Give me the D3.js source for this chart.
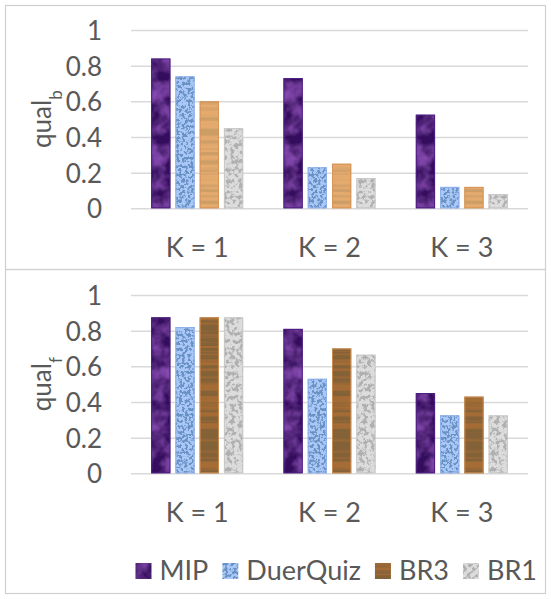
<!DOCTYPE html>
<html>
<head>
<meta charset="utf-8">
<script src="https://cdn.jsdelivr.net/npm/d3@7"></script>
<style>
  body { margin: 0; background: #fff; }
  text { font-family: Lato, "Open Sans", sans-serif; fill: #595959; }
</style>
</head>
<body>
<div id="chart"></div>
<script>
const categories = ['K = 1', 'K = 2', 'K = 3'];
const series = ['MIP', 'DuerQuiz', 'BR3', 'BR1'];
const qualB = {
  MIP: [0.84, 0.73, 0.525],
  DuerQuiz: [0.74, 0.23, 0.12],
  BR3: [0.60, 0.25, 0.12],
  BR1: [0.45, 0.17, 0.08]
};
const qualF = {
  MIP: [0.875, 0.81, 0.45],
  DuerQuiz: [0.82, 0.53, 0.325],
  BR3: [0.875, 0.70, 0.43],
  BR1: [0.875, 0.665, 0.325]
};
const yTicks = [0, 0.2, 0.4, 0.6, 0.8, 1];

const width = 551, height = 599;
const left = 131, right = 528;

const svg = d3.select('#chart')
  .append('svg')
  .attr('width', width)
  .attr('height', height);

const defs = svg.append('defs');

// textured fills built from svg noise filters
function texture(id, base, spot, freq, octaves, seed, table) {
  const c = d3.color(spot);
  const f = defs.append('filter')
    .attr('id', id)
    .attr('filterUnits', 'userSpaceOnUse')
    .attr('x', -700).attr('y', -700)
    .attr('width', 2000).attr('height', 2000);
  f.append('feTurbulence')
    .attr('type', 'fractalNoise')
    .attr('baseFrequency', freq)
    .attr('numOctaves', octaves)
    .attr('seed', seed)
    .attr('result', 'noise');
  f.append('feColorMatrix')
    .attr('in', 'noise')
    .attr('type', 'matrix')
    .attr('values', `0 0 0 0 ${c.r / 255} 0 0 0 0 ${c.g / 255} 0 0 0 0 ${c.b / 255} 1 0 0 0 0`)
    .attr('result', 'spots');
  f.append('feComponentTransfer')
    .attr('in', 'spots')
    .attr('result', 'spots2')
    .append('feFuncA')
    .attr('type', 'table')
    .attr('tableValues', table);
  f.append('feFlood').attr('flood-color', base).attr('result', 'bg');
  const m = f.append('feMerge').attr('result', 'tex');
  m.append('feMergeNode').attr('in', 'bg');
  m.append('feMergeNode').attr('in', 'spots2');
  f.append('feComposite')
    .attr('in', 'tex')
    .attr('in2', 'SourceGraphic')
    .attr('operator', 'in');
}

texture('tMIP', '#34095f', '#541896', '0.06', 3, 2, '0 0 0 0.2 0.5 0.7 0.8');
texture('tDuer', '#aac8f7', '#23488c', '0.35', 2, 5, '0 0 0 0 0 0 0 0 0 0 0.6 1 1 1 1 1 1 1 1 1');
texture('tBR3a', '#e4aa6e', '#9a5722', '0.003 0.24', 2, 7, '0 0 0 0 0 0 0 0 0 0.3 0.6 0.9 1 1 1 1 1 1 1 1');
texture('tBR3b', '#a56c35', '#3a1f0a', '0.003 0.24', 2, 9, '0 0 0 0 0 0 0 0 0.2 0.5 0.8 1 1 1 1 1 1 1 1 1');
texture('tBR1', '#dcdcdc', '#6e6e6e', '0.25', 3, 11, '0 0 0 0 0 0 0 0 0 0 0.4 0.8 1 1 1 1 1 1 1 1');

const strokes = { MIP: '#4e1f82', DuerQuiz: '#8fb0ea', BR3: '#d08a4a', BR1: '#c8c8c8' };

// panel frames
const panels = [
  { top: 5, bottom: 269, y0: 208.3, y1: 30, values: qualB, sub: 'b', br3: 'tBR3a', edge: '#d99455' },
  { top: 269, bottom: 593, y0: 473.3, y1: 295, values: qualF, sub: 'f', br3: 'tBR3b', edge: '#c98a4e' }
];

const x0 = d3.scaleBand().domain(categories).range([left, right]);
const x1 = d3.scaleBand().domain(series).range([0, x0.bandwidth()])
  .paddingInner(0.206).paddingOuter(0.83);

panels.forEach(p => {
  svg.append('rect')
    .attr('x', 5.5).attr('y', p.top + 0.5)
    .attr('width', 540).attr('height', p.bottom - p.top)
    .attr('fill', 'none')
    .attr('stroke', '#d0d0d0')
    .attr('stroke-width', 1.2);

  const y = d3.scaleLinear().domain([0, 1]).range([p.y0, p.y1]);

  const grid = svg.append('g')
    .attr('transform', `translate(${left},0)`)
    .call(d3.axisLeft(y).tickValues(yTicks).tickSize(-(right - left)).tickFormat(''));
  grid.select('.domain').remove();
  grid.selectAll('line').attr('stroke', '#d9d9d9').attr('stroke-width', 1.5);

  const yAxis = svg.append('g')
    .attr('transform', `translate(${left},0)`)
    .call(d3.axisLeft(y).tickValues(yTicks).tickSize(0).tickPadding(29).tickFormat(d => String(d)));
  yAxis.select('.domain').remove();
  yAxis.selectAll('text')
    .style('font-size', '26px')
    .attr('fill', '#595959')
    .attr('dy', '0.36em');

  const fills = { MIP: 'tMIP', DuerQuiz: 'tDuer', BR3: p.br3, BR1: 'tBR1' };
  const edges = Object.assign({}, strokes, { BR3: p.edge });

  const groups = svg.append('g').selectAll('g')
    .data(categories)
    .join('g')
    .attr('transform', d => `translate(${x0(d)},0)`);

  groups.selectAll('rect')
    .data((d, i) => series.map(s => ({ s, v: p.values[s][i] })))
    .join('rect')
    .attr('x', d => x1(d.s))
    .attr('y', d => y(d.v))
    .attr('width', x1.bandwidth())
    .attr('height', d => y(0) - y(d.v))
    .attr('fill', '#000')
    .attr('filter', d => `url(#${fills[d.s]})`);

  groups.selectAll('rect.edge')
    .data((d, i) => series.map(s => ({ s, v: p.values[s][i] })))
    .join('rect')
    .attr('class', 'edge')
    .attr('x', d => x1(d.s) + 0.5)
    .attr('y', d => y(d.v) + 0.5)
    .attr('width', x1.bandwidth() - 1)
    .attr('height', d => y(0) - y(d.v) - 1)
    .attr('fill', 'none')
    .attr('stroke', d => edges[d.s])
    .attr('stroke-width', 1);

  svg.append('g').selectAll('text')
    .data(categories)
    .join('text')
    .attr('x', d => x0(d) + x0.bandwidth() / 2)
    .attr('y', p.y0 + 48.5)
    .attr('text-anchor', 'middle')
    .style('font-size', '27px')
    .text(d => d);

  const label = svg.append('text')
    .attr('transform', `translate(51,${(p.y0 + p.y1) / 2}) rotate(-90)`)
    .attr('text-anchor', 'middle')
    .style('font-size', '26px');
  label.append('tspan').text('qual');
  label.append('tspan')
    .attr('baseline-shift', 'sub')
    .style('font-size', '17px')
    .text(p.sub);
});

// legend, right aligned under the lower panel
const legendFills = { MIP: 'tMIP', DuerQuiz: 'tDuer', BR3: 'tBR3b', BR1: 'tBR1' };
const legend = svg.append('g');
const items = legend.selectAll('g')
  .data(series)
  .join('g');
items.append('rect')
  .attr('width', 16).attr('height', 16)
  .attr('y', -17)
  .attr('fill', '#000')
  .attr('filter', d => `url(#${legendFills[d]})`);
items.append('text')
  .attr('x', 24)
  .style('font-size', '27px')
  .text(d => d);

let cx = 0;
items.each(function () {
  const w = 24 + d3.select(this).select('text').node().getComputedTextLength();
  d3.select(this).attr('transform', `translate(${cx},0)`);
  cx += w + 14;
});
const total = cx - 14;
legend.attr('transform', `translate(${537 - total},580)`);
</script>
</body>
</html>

## GIVEN TASK
Everything from the top line of the data down to and including the line with "const left = 131, right = 528;" is to be copied, except the pictures.

## WRITTEN ANSWER
Give me the D3.js source for this chart.
<!DOCTYPE html>
<html>
<head>
<meta charset="utf-8">
<script src="https://cdn.jsdelivr.net/npm/d3@7"></script>
<style>
  body { margin: 0; background: #fff; }
  text { font-family: Lato, "Open Sans", sans-serif; fill: #595959; }
</style>
</head>
<body>
<div id="chart"></div>
<script>
const categories = ['K = 1', 'K = 2', 'K = 3'];
const series = ['MIP', 'DuerQuiz', 'BR3', 'BR1'];
const qualB = {
  MIP: [0.84, 0.73, 0.525],
  DuerQuiz: [0.74, 0.23, 0.12],
  BR3: [0.60, 0.25, 0.12],
  BR1: [0.45, 0.17, 0.08]
};
const qualF = {
  MIP: [0.875, 0.81, 0.45],
  DuerQuiz: [0.82, 0.53, 0.325],
  BR3: [0.875, 0.70, 0.43],
  BR1: [0.875, 0.665, 0.325]
};
const yTicks = [0, 0.2, 0.4, 0.6, 0.8, 1];

const width = 551, height = 599;
const left = 131, right = 528;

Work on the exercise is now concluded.